In its judgement on February 15, the Supreme Court while striking down the scheme had said that it violated the right to information, freedom of speech and could lead to quid pro quo arrangements between donors and political parties.

The petitioners, Common Cause and the Centre for Public Interest Litigation, have filed a joint petition stating that the investigation will expose alleged conspiracies and scams carried out through the electoral bonds scheme.

The petition has asked that a Special Investigation Team supervised by a retired Supreme Court judge should conduct the probe into the matter.

Electoral bonds were monetary instruments that citizens or corporate groups could buy from the State Bank of India and give to a political party, which would then redeem them. The scheme was introduced by the Bharatiya Janata Party government at the Centre in January 2018.

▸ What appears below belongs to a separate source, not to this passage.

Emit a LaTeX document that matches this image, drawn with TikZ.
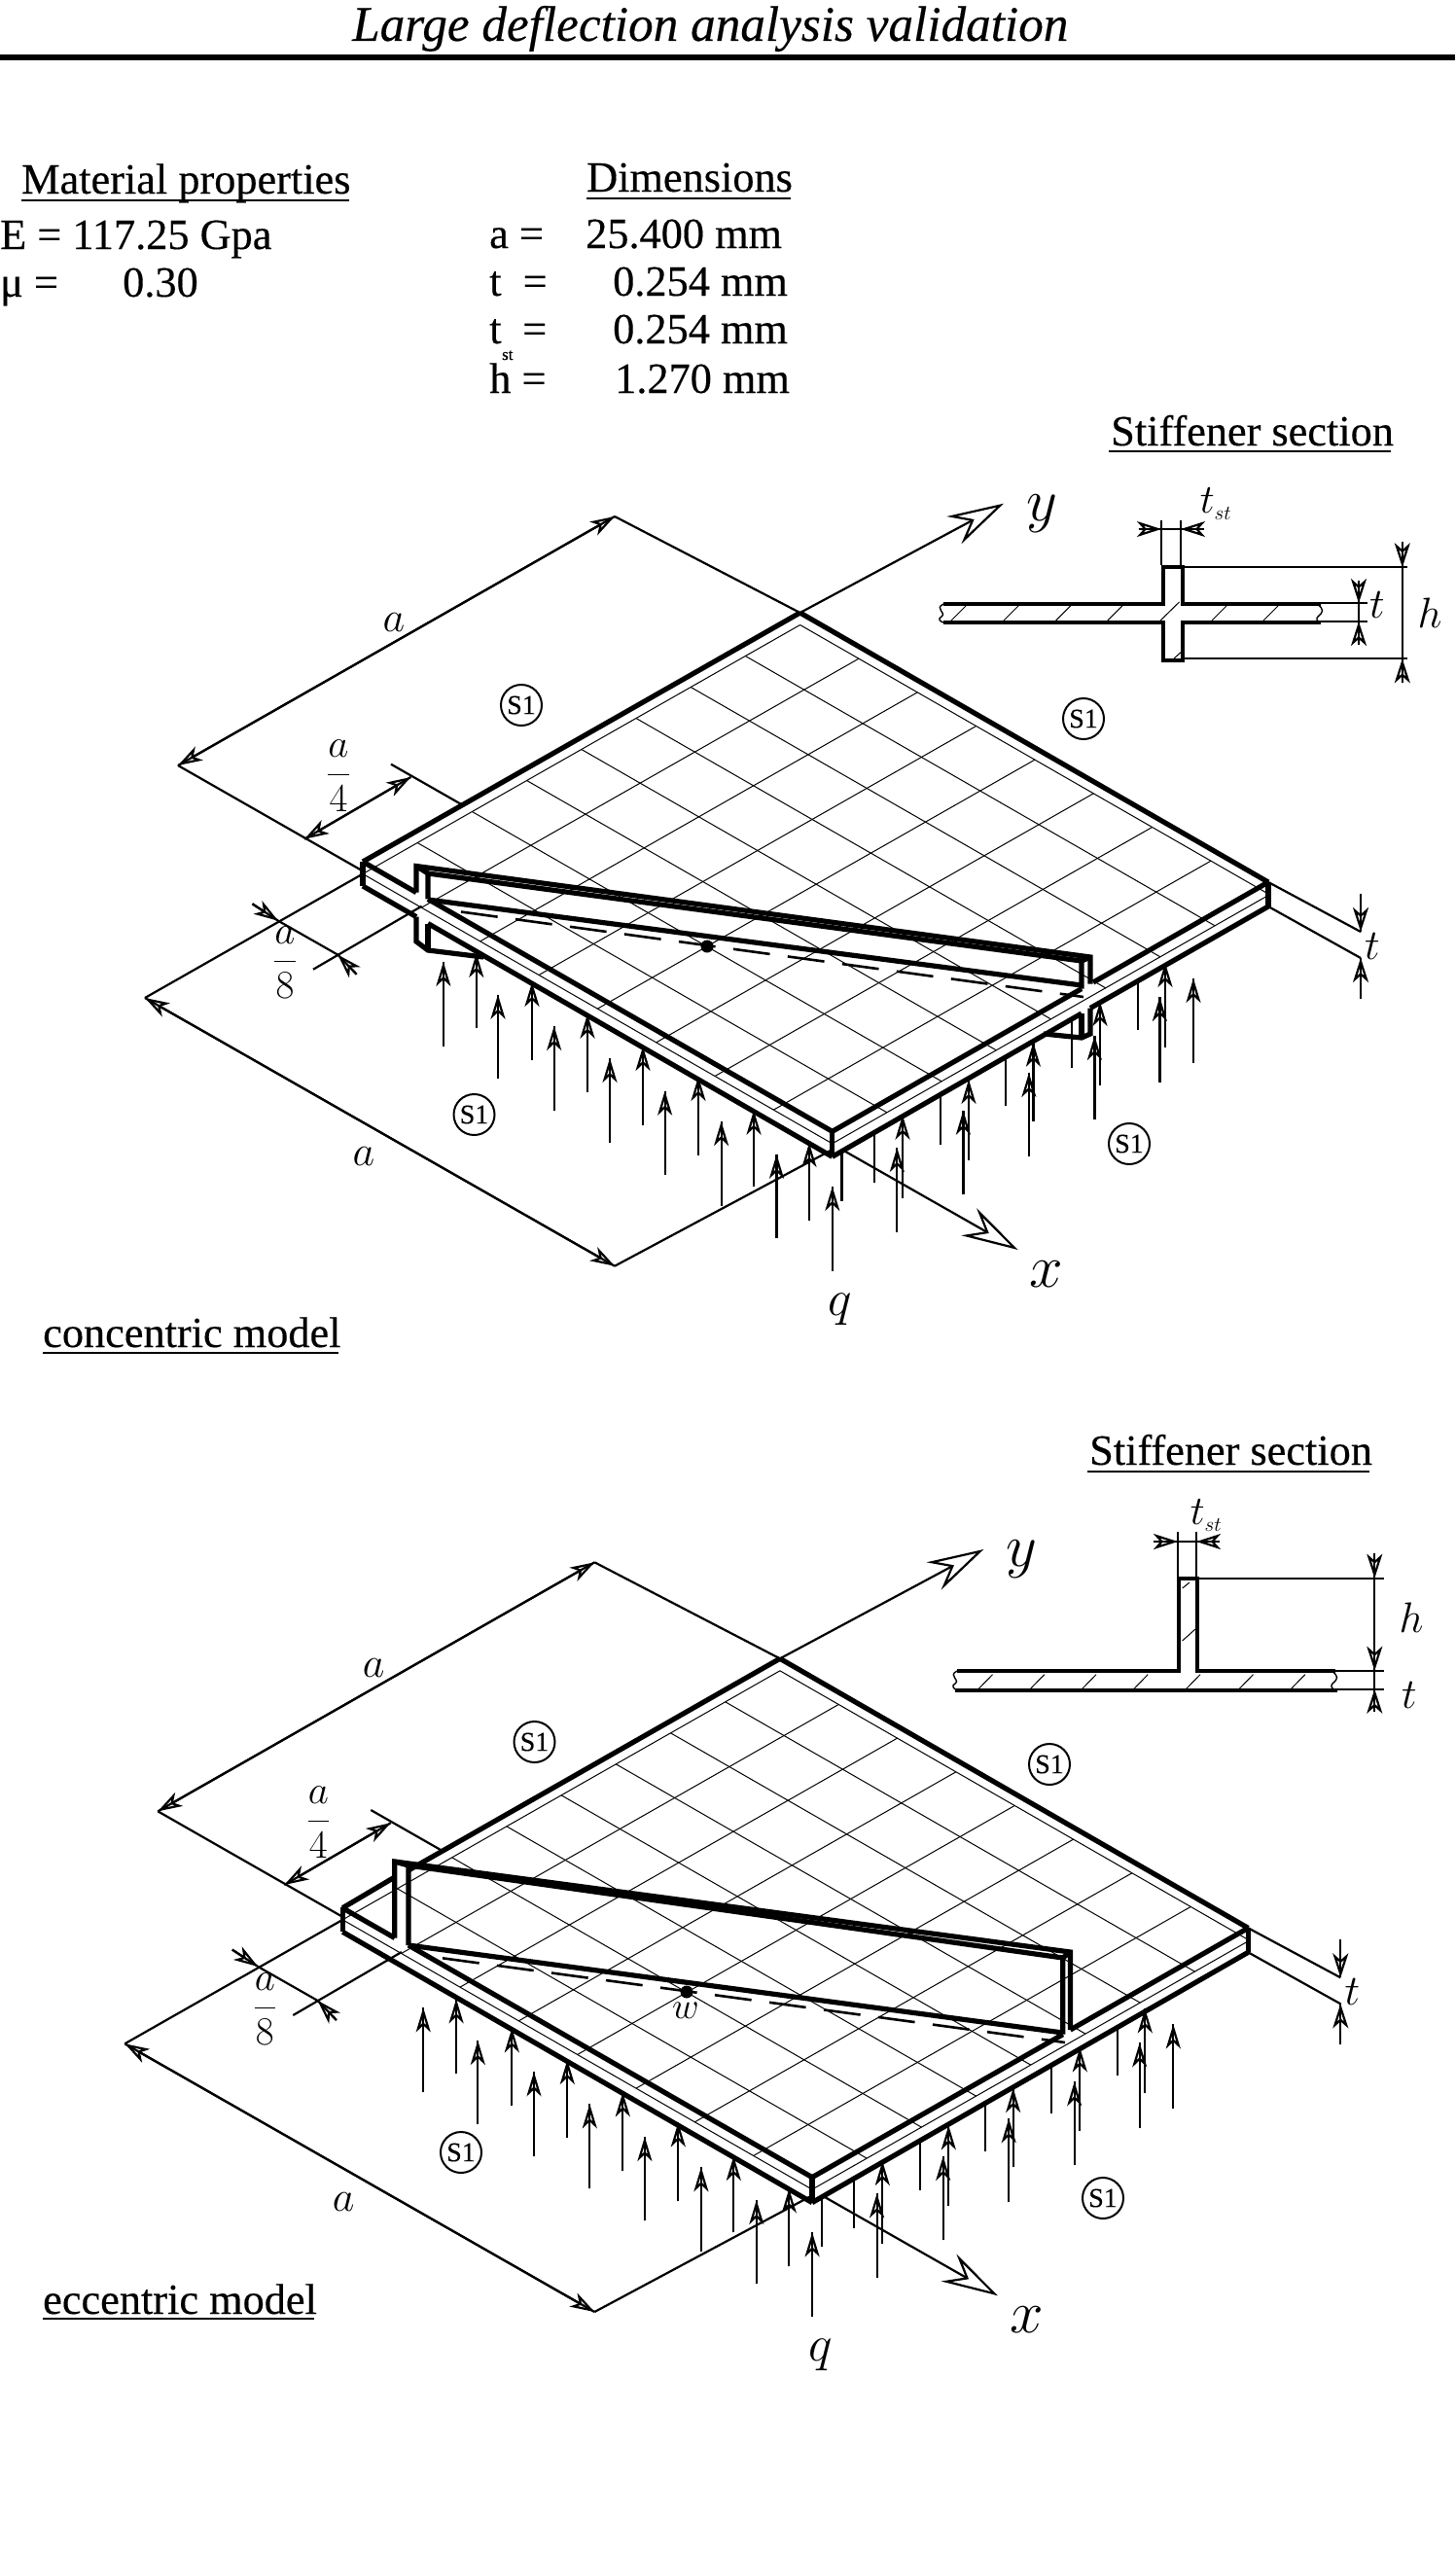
\documentclass[tikz,border=0pt]{standalone}
\usepackage{fix-cm}
\usepackage[no-math]{fontspec}
\setmainfont[FakeBold=0.3]{Liberation Serif}
\usetikzlibrary{arrows.meta}
\tikzset{
	edgeline/.style={line width=5.2pt,line join=miter},
	gridline/.style={line width=1pt},
	dimline/.style={line width=2.2pt},
	thinline/.style={line width=1.4pt},
	dimtip/.style={-{Stealth[open,length=25pt,width=16pt,inset=7pt]},postaction={draw,-}},
	dimtips/.style={{Stealth[open,length=25pt,width=16pt,inset=7pt]}-{Stealth[open,length=25pt,width=16pt,inset=7pt]},postaction={draw,-}},
	loadtip/.style={line width=2.2pt,-{Stealth[open,length=25pt,width=15pt,inset=7pt]},postaction={draw,-}},
	axistip/.style={line width=2.2pt,-{Stealth[open,length=58pt,width=32pt,inset=20pt]}},
	txt/.style={anchor=base west,inner sep=0pt,font=\fontsize{44.3}{50}\selectfont},
	lbl/.style={inner sep=0pt,font=\fontsize{#1}{#1}\selectfont},
	seal/.style={draw,circle,line width=2pt,minimum size=42pt,inner sep=0pt,font=\fontsize{28}{28}\selectfont},
	rulerline/.style={line width=2.8pt},
	plate/.pic={
		% mid surface grid
		\foreach \i in {0,...,8} {
			\draw [gridline] (373+56.2*\i,898.5-32*\i) -- (855.7+56.2*\i,1175.8-32*\i);
			\draw [gridline] (373+60.34*\i,898.5+34.66*\i) -- (822.6+60.34*\i,642.5+34.66*\i);
		}
		% pressure
		\foreach \px/\tipy/\endy in {455.9/989/1076,489.8/980/1057,512/1022.7/1109,547/1010/1090,569.7/1055/1142,604/1042.7/1122.7,627/1088/1175,661/1076/1157,683.6/1121.7/1208,718/1107/1188,741.6/1153/1240,775/1141.7/1220,798.5/1186.7/1273,832/1175/1255,855.8/1220/1306.7,922.3/1180/1266.7,928/1146.7/1231.7,990.4/1141.7/1228,996/1110/1192.7,1057.9/1103/1189,1062.4/1071.7/1153,1125.4/1065/1150.7,1131/1030/1115.7,1192.4/1025/1112.7,1198/990/1076.7,1227/1006/1092.7}
			\draw [loadtip] (\px,\endy) -- (\px,\tipy);
		\foreach \px/\tipy/\endy in {865.5/1185/1235,899/1165/1215.7,967/1126/1176.7,1034/1088/1136.7,1102/1048/1098,1170/1010/1059}
			\draw [dimline] (\px,\endy) -- (\px,\tipy);
		% plate edges common to both models
		\draw [edgeline] (822.6,630) -- (1304,907);
		\draw [edgeline] (373,886) -- (373,911);
		\draw [edgeline] (1304,907) -- (1304,932);
		\draw [edgeline] (855.7,1163.3) -- (855.7,1189.3);
		% axes
		\draw [axistip] (822.6,630) -- (1032,517.7);
		\draw [axistip] (867.5,1183) -- (1046.7,1285);
		\node [lbl=62] (ylabel) at (1071,528) {$y$};
		\node [lbl=62] (xlabel) at (1076,1310) {$x$};
		\node [lbl=52] (qlabel) at (864,1346) {$q$};
		% dimensions a
		\draw [dimline] (183,787) -- (372,895);
		\draw [dimline] (632,531) -- (822.6,630);
		\draw [dimline,dimtips] (183,787) -- (632,531);
		\draw [dimline] (149,1026) -- (373,898.5);
		\draw [dimline] (632,1301.7) -- (855.7,1182);
		\draw [dimline,dimtips] (149,1026) -- (632,1301.7);
		\node [lbl=44] (atop) at (405,640) {$a$};
		\node [lbl=44] (abot) at (374,1189) {$a$};
		% dimension a/4
		\draw [dimline] (402,785.7) -- (473.8,826.7);
		\draw [dimline,dimtips] (313,862.7) -- (422.4,799);
		\node [lbl=41] (aquarter) at (348,798) {$\displaystyle\frac{a}{4}$};
		% dimension a/8
		\draw [dimline] (322,996.7) -- (433.6,931.7);
		\draw [dimline,dimtip] (259.5,929.3) -- (286,946.7);
		\draw [dimline,dimtip] (366.6,1001.7) -- (347.4,981.7);
		\draw [dimline] (286,946.7) -- (347.4,981.7);
		\node [lbl=41] (aeighth) at (293,990) {$\displaystyle\frac{a}{8}$};
		% dimension t
		\draw [dimline] (1304,907) -- (1399,958);
		\draw [dimline] (1304,932) -- (1399,985);
		\draw [dimline,dimtip] (1399,919) -- (1399,958);
		\draw [dimline,dimtip] (1399,1026.7) -- (1399,985);
		\node [lbl=44] (tlabel) at (1411,973) {$t$};
	}
}
\begin{document}
\begin{tikzpicture}[x=1pt,y=-1pt]
	\useasboundingbox (0,0) rectangle (1496,2628);

	% title
	\node [txt,font=\fontsize{51.2}{55}\selectfont\itshape] (title) at (362,42) {Large deflection analysis validation};
	\draw [line width=6pt] (0,59) -- (1496,59);

	% material properties
	\node [txt] (matprop) at (22,199) {Material properties};
	\draw [rulerline] (22,206) -- (359,206);
	\node [txt] (emod) at (0,256) {E = 117.25 Gpa};
	\node [txt] (mu) at (0,305) {μ =};
	\node [txt] (muval) at (126,305) {0.30};

	% dimensions
	\node [txt] (dimhead) at (603,197) {Dimensions};
	\draw [rulerline] (603,204) -- (813,204);
	\node [txt] (aname) at (503,255) {a =};
	\node [txt] (aval) at (602,255) {25.400 mm};
	\node [txt] (tname) at (503,304) {t\ \ =};
	\node [txt] (tval) at (630,304) {0.254 mm};
	\node [txt] (tstname) at (503,353) {t};
	\node [txt,font=\fontsize{17}{17}\selectfont] (tstsub) at (516,370) {st};
	\node [txt] (tsteq) at (537,353) {=};
	\node [txt] (tstval) at (630,353) {0.254 mm};
	\node [txt] (hname) at (503,404) {h =};
	\node [txt] (hval) at (632,404) {1.270 mm};

	% concentric model
	\pic (up) at (0,0) {plate};
	\draw [edgeline] (373,886) -- (822.6,630);
	\draw [edgeline] (373,886) -- (428,917.6);
	\draw [edgeline] (440,924.4) -- (855.7,1163.3);
	\draw [edgeline] (855.7,1163.3) -- (1112,1016.6);
	\draw [edgeline] (1124,1010) -- (1304,907);
	\draw [edgeline] (373,911) -- (428,942.6);
	\draw [edgeline] (440,949.5) -- (855.7,1189.3);
	\draw [edgeline] (855.7,1189.3) -- (1112,1042);
	\draw [edgeline] (1121,1036.5) -- (1304,932);
	% stiffener
	\draw [edgeline] (428,917.6) -- (428,890.5) -- (1121,984) -- (1121,1011.5);
	\draw [edgeline] (440,924.4) -- (440,898) -- (1112,988) -- (1112,1016.6);
	\draw [edgeline] (428,890.5) -- (440,898);
	\draw [edgeline] (1121,984) -- (1112,988);
	\draw [edgeline] (440,925) -- (1112,1013);
	\draw [edgeline] (428,942.6) -- (428,968) -- (440,977) -- (497,984);
	\draw [edgeline] (440,949.5) -- (440,977);
	\draw [edgeline] (1121,1036.5) -- (1121,1063) -- (1112,1067) -- (1073,1063);
	\draw [edgeline] (1112,1042) -- (1112,1067);
	\draw [line width=2.6pt,dash pattern=on 38pt off 18.5pt] (474,937.5) -- (1114,1025);
	\fill (727,973) circle (6.5);
	\node [seal] (sone) at (536,725) {S1};
	\node [seal] (stwo) at (1114,739) {S1};
	\node [seal] (sthree) at (487.5,1146) {S1};
	\node [seal] (sfour) at (1161,1176) {S1};
	\node [txt] (capup) at (44,1385) {concentric model};
	\draw [rulerline] (44,1391) -- (348,1391);

	% section of the concentric model
	\node [txt] (secup) at (1142,458) {Stiffener section};
	\draw [rulerline] (1140,464) -- (1430,464);
	\draw [line width=4.4pt] (970,621) -- (1196,621) -- (1196,583) -- (1216,583) -- (1216,621) -- (1358,621);
	\draw [line width=4.4pt] (970,640) -- (1196,640) -- (1196,679) -- (1216,679) -- (1216,640) -- (1358,640);
	\draw [thinline] (970,621) .. controls (960,626) and (974,630) .. (968,634) .. controls (964,636) and (966,639) .. (970,640);
	\draw [thinline] (1354,621) .. controls (1362,626) and (1360,630) .. (1356,633) .. controls (1352,636) and (1354,639) .. (1358,640);
	\foreach \px in {978,1032,1085.6,1138.8,1246,1299}
		\draw [gridline] (\px,638) -- (\px+15,623);
	\draw [gridline] (1193,638) -- (1212.5,619);
	\draw [gridline] (1207,677) -- (1216,669);
	\draw [thinline] (1194,535) -- (1194,581);
	\draw [thinline] (1214,535) -- (1214,581);
	\draw [dimline,dimtip] (1170.7,544) -- (1194,544);
	\draw [dimline,dimtip] (1237.6,544) -- (1214,544);
	\draw [thinline] (1194,544) -- (1214,544);
	\node [lbl=42] (tstup) at (1250,518) {$t_{\scriptscriptstyle st}$};
	\draw [dimline] (1216,583.3) -- (1447,583.3);
	\draw [dimline] (1216,677.3) -- (1447,677.3);
	\draw [dimline,dimtip] (1441.8,557) -- (1441.8,583.3);
	\draw [dimline,dimtip] (1441.8,701.7) -- (1441.8,677.3);
	\draw [dimline] (1441.8,583.3) -- (1441.8,677.3);
	\node [lbl=44] (hup) at (1470,630) {$h$};
	\draw [thinline] (1358,620) -- (1406,620);
	\draw [thinline] (1358,639) -- (1406,639);
	\draw [dimline,dimtip] (1397,596.7) -- (1397,620);
	\draw [dimline,dimtip] (1397,662.7) -- (1397,639);
	\draw [thinline] (1397,620) -- (1397,639);
	\node [lbl=44] (tup) at (1416,622) {$t$};

	% eccentric model
	\pic (low) at (-20.7,1075.3) {plate};
	\draw [edgeline] (352.2,1961.7) -- (405.8,1930);
	\draw [edgeline] (420,1923) -- (801.9,1705.3);
	\draw [edgeline] (352.2,1961.7) -- (405.8,1992.5);
	\draw [edgeline] (420,2000) -- (835,2238.6);
	\draw [edgeline] (835,2238.6) -- (1092.8,2091.7);
	\draw [edgeline] (1100.4,2087) -- (1283.3,1982.3);
	\draw [edgeline] (352.3,1986.3) -- (835,2264.6);
	\draw [edgeline] (835,2264.6) -- (1283.3,2007.3);
	% stiffener
	\draw [edgeline] (405.8,1992.5) -- (405.8,1914) -- (1100.4,2007) -- (1100.4,2087);
	\draw [edgeline] (420,2000) -- (420,1918) -- (1092.8,2013) -- (1092.8,2091.7);
	\draw [edgeline] (405.8,1914) -- (420,1918);
	\draw [edgeline] (1100.4,2007) -- (1092.8,2013);
	\draw [edgeline] (420,2000) -- (1092.8,2090);
	\draw [line width=2.6pt,dash pattern=on 38pt off 18.5pt] (455,2013.3) -- (1095,2100);
	\fill (706,2048) circle (6.5);
	\node [lbl=38] (wlabel) at (705,2067) {$w$};
	\node [seal] (sfive) at (549.5,1791) {S1};
	\node [seal] (ssix) at (1079,1814) {S1};
	\node [seal] (sseven) at (474,2213) {S1};
	\node [seal] (seight) at (1134,2260) {S1};
	\node [txt] (caplow) at (44,2379) {eccentric model};
	\draw [rulerline] (44,2384) -- (323,2384);

	% section of the eccentric model
	\node [txt] (seclow) at (1120,1506) {Stiffener section};
	\draw [rulerline] (1118,1513) -- (1408,1513);
	\draw [line width=4.4pt] (984,1718) -- (1212,1718) -- (1212,1623) -- (1231,1623) -- (1231,1718) -- (1373,1718);
	\draw [line width=4.4pt] (982,1738) -- (1375,1738);
	\draw [thinline] (984,1718) .. controls (974,1723) and (988,1727) .. (982,1731) .. controls (978,1733) and (980,1736) .. (984,1738);
	\draw [thinline] (1369,1718) .. controls (1377,1723) and (1375,1727) .. (1371,1730) .. controls (1367,1733) and (1369,1736) .. (1373,1738);
	\foreach \px in {1006.5,1059.8,1113,1166.2,1220,1274.5,1327.8}
		\draw [gridline] (\px,1736) -- (\px+14,1721.7);
	\draw [gridline] (1215.6,1687) -- (1229,1675);
	\draw [gridline] (1215.6,1633) -- (1223,1627);
	\draw [thinline] (1211,1575) -- (1211,1621);
	\draw [thinline] (1230,1575) -- (1230,1621);
	\draw [dimline,dimtip] (1186.3,1585) -- (1211,1585);
	\draw [dimline,dimtip] (1253.6,1585) -- (1230,1585);
	\draw [thinline] (1211,1585) -- (1230,1585);
	\node [lbl=42] (tstlow) at (1240,1558) {$t_{\scriptscriptstyle st}$};
	\draw [dimline] (1231,1622.7) -- (1423,1622.7);
	\draw [dimline] (1373,1717.7) -- (1423,1717.7);
	\draw [dimline] (1375,1736.7) -- (1423,1736.7);
	\draw [dimline,dimtip] (1413.3,1597) -- (1413.3,1622.7);
	\draw [dimline,dimtip] (1413.3,1690) -- (1413.3,1717.7);
	\draw [dimline,dimtip] (1413.3,1760) -- (1413.3,1736.7);
	\draw [dimline] (1413.3,1622.7) -- (1413.3,1695);
	\draw [dimline] (1413.3,1717.7) -- (1413.3,1736.7);
	\node [lbl=44] (hlow) at (1451,1663) {$h$};
	\node [lbl=44] (tlow) at (1449,1743) {$t$};
\end{tikzpicture}
\end{document}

The entire process was anonymous since buyers were not required to declare their purchase of these interest-free bonds and political parties did not need to show the source of the money.

The latest petition in the court contended that the analysis of the data has shown that bulk of the bonds have been given as quid pro quo arrangements by corporations to political parties.

The petitioners have said that these arrangements are in clear violation of the Prevention of Corruption Act, 1988, specifically the offences pertaining to commercial organisations bribing a public servant and influencing them by illegal means, reported The Indian Express.

Electoral bond donors have done so to get contracts, licences, leases, clearances or approvals worth thousands and sometimes lakhs of crores and other benefits from the governments, which were in turn controlled by the political parties that received those bonds, the plea contended.

The petition says that the donations were aimed at getting favourable policy changes and also “securing” protection to avoid or stall proceedings initiated by investigative agencies like the Enforcement Directorate, the Central Bureau of Investigations or the Income Tax Department or to get relaxation from regulators like the Drug Controller.

The petition claims that the analysis of the data showed that political donations also influenced contracts and regulatory inaction by drug monitoring agencies, which led to the sale of substandard drugs in the market.

The plea also alleged that the donations through electoral bonds have also violated provisions of the Companies Act which regulates contributions to political parties. It contended that companies that were less than three years old have also made donations, which is not allowed under law.

The plea has named companies like Megha Engineering and Infrastructures Limited, Future Gaming and Hotel Services PR, Grasim Industries, Vedanta, IFB Agro Limited and Bharti Airtel Limited, among others as part of the quid pro quo arrangement, reported The Indian Express.

Analysis of electoral bond data revealed that the ruling Bharatiya Janata Party in the Centre received bulk of the donations made through the anonymous scheme.